Quantum immortality sounds exactly like the mythical hell: living forever in perpetual agony, unable to die and in your own branch of existence separate from everyone else you ever knew.
What if we can hack quantum immortality to force continued good health, and the mutual survival of our loved ones in the same branch of the universe as us?
It seems like one would "simply" need a device which monitors your health with biosensors, and if anything goes out of range- it instantly kills you in a manner with extremely low probability of failure. All of your friends and family would wear a similar device, and they would be coupled such that if one person becomes "slightly unhealthy" you all die instantly, keeping you all alive and healthy together.
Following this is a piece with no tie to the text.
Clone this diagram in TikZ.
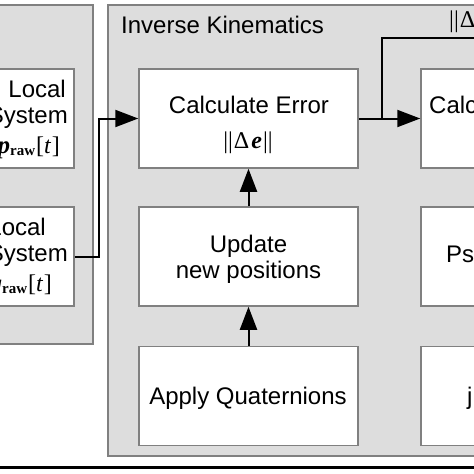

We nearly have the technology to build such a thing now. Would you install one in your own body? If not, why not?
Who wants to invest in my new biotech startup which promises to stop all disease and human suffering within the next decade? Just joking, there is a serious technical problem here that makes it considerably more difficult than it sounds: for such a device to work the probability of it's failure must be much much less than the probability of your continued healthy survival. You also never get to test the design before you use it.
Indeed. Does the standard philosophy literature on quantum immortality (don't tell me there isn't any) point out that, if it's real, there is a you who doesn't go to sleep at night, and will never go to sleep again? To me this seems of qualitatively less import than quantum immortality, but I can't see how it would actually work differently.
Yes, if QI is real every night there's a copy of you which spontaneously develops something like fatal familial insomnia and never goes to sleep again... however you would be unable to observe this without killing yourself in all universe branches where you sleep soundly. Don't try it at home.